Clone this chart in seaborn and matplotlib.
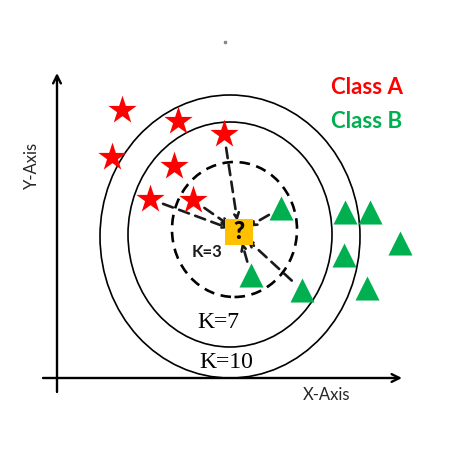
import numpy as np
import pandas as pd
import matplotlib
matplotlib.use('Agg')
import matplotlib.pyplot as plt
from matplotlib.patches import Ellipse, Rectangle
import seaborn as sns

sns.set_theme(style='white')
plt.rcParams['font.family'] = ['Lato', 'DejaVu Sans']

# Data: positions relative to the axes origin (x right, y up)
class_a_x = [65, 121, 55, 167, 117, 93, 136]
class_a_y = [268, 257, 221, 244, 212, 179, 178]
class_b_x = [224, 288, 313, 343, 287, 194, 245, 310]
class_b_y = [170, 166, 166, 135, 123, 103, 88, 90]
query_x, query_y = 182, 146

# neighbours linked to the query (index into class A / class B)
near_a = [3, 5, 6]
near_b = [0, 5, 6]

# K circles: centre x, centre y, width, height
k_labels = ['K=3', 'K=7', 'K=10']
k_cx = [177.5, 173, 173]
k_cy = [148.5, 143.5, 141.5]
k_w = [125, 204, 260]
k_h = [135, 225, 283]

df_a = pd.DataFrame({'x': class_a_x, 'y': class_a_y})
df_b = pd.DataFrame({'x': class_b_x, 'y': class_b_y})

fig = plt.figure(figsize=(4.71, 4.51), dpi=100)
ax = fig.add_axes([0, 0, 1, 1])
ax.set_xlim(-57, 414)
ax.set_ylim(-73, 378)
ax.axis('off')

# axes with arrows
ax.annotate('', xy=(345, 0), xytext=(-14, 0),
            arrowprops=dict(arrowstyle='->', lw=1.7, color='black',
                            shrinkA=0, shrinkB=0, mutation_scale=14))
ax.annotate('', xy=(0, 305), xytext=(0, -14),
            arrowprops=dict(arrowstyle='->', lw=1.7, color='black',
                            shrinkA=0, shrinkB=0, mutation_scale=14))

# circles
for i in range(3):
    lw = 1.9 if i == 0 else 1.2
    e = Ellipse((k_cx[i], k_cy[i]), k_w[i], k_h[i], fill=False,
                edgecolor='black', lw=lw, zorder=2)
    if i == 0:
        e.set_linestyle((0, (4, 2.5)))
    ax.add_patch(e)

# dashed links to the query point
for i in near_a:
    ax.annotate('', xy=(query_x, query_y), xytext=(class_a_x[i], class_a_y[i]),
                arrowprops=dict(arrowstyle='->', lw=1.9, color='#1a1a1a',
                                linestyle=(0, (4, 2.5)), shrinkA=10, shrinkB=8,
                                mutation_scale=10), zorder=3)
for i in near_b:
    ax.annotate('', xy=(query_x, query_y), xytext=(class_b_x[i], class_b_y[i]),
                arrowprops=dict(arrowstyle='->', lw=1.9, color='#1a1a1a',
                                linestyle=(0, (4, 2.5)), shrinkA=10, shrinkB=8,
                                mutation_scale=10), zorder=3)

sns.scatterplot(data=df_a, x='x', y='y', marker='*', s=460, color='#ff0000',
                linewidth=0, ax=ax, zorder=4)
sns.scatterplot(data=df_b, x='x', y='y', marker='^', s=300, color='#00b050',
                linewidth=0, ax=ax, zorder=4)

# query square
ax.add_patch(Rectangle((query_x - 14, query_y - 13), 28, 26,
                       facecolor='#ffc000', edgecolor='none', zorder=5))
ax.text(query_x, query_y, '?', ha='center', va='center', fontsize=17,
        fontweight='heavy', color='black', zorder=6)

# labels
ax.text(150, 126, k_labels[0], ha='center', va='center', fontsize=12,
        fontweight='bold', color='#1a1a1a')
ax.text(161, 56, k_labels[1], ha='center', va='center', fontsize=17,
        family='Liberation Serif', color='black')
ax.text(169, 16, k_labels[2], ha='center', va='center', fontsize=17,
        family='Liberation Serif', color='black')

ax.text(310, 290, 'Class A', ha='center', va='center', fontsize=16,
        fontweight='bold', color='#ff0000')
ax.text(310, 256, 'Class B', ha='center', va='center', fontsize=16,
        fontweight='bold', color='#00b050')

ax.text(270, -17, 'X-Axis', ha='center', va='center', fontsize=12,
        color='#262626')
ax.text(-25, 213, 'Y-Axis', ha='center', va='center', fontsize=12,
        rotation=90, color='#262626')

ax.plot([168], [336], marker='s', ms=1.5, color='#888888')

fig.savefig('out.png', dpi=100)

____

STATED GOAL: Give the material again exactly as it is, but keep the pictures out.

ANSWER TO THIS PROBLEM:
Clone this chart in seaborn and matplotlib.
import numpy as np
import pandas as pd
import matplotlib
matplotlib.use('Agg')
import matplotlib.pyplot as plt
from matplotlib.patches import Ellipse, Rectangle
import seaborn as sns

sns.set_theme(style='white')
plt.rcParams['font.family'] = ['Lato', 'DejaVu Sans']

# Data: positions relative to the axes origin (x right, y up)
class_a_x = [65, 121, 55, 167, 117, 93, 136]
class_a_y = [268, 257, 221, 244, 212, 179, 178]
class_b_x = [224, 288, 313, 343, 287, 194, 245, 310]
class_b_y = [170, 166, 166, 135, 123, 103, 88, 90]
query_x, query_y = 182, 146

# neighbours linked to the query (index into class A / class B)
near_a = [3, 5, 6]
near_b = [0, 5, 6]

# K circles: centre x, centre y, width, height
k_labels = ['K=3', 'K=7', 'K=10']
k_cx = [177.5, 173, 173]
k_cy = [148.5, 143.5, 141.5]
k_w = [125, 204, 260]
k_h = [135, 225, 283]

df_a = pd.DataFrame({'x': class_a_x, 'y': class_a_y})
df_b = pd.DataFrame({'x': class_b_x, 'y': class_b_y})

fig = plt.figure(figsize=(4.71, 4.51), dpi=100)
ax = fig.add_axes([0, 0, 1, 1])
ax.set_xlim(-57, 414)
ax.set_ylim(-73, 378)
ax.axis('off')

# axes with arrows
ax.annotate('', xy=(345, 0), xytext=(-14, 0),
            arrowprops=dict(arrowstyle='->', lw=1.7, color='black',
                            shrinkA=0, shrinkB=0, mutation_scale=14))
ax.annotate('', xy=(0, 305), xytext=(0, -14),
            arrowprops=dict(arrowstyle='->', lw=1.7, color='black',
                            shrinkA=0, shrinkB=0, mutation_scale=14))

# circles
for i in range(3):
    lw = 1.9 if i == 0 else 1.2
    e = Ellipse((k_cx[i], k_cy[i]), k_w[i], k_h[i], fill=False,
                edgecolor='black', lw=lw, zorder=2)
    if i == 0:
        e.set_linestyle((0, (4, 2.5)))
    ax.add_patch(e)

# dashed links to the query point
for i in near_a:
    ax.annotate('', xy=(query_x, query_y), xytext=(class_a_x[i], class_a_y[i]),
                arrowprops=dict(arrowstyle='->', lw=1.9, color='#1a1a1a',
                                linestyle=(0, (4, 2.5)), shrinkA=10, shrinkB=8,
                                mutation_scale=10), zorder=3)
for i in near_b:
    ax.annotate('', xy=(query_x, query_y), xytext=(class_b_x[i], class_b_y[i]),
                arrowprops=dict(arrowstyle='->', lw=1.9, color='#1a1a1a',
                                linestyle=(0, (4, 2.5)), shrinkA=10, shrinkB=8,
                                mutation_scale=10), zorder=3)

sns.scatterplot(data=df_a, x='x', y='y', marker='*', s=460, color='#ff0000',
                linewidth=0, ax=ax, zorder=4)
sns.scatterplot(data=df_b, x='x', y='y', marker='^', s=300, color='#00b050',
                linewidth=0, ax=ax, zorder=4)

# query square
ax.add_patch(Rectangle((query_x - 14, query_y - 13), 28, 26,
                       facecolor='#ffc000', edgecolor='none', zorder=5))
ax.text(query_x, query_y, '?', ha='center', va='center', fontsize=17,
        fontweight='heavy', color='black', zorder=6)

# labels
ax.text(150, 126, k_labels[0], ha='center', va='center', fontsize=12,
        fontweight='bold', color='#1a1a1a')
ax.text(161, 56, k_labels[1], ha='center', va='center', fontsize=17,
        family='Liberation Serif', color='black')
ax.text(169, 16, k_labels[2], ha='center', va='center', fontsize=17,
        family='Liberation Serif', color='black')

ax.text(310, 290, 'Class A', ha='center', va='center', fontsize=16,
        fontweight='bold', color='#ff0000')
ax.text(310, 256, 'Class B', ha='center', va='center', fontsize=16,
        fontweight='bold', color='#00b050')

ax.text(270, -17, 'X-Axis', ha='center', va='center', fontsize=12,
        color='#262626')
ax.text(-25, 213, 'Y-Axis', ha='center', va='center', fontsize=12,
        rotation=90, color='#262626')

ax.plot([168], [336], marker='s', ms=1.5, color='#888888')

fig.savefig('out.png', dpi=100)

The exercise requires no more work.